In fact the only area with the Zen architecture that seems to cause any debate at all is whether it is a capable gaming processor. This is something that has caused furious debate across many websites including our own forums. As far as we are concerned the point of a review is to test - as much as is possible - the same specification of system using the same benchmarks so that we have a set of sterile results which aren't open to interpretation. That way what we think or feel about a product, regardless of the years of experience that have honed our gut instincts, is immaterial. In fact sometimes we can get the feeling that something isn't performing well, or is, only to discover the opposite is true once you look at the data. By this method the belief that the Ryzen processors aren't good gamers just doesn't stand up to scrutiny. Yes, they don't quite put out the same levels of performance as some Intel models, but neither are they a disgraced, wheezy, old CPU desperately trying to justify themselves, but perfectly capable of pushing polygons to your GPU.
On the subject of GPUs, the real benefit that the 1700 brings to the party is its seriously competitive pricing. The Ryzen 7 1800X was extremely competitive when compared to the Intel octocore processors, but the 1700 goes even further by slashing another £170 off the price of the 1800X to bring it to the level of an i7-7700K, but with twice the cores and thus twice the threads. So why does the 1700 cost so little in comparison to the 1800X? Largely, for our purposes, the big difference is the lower TDP and aggressive thermal restrictions that mean the 1700 comes out of the box with a clock speed of 3 GHz and only turbo's a single core up to 3.7 GHz. We can do, and did, much better than that. By manually overclocking you can dispense with the insanity of the CPU reporting a temperature of 20° higher than it actually is, and thus actually bring the 1700 up to its full capabilities of 4 GHz on every single core. As you saw from our graphs this had a massive effect in the performance of the 1700, taking it up to equality with the 1800X.

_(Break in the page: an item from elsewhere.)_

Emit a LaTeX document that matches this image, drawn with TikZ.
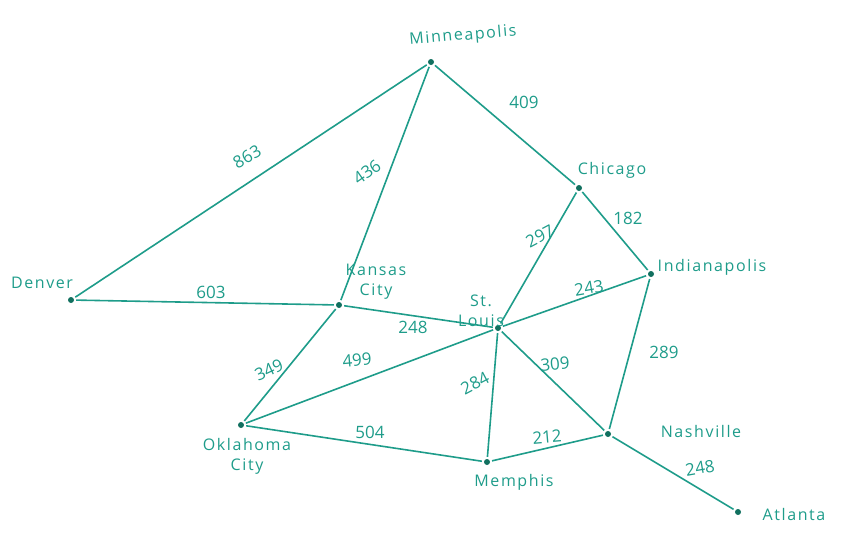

At stock, it's slightly disappointing but you're compromising raw clock speed with massive amounts of cores and thus calculative capabilities. If you're willing to delve into the BIOS and do a little light tuning then you end up with a processor that is the equal of the Ryzen 7 1800X, but for £170 less. We already loved the 1800X, and the 1700 is the same but cheaper. We love cheap performance here at OC3D, and that's why the Ryzen 7 1700 wins our OC3D Enthusiast Award. Just remember to overclock it.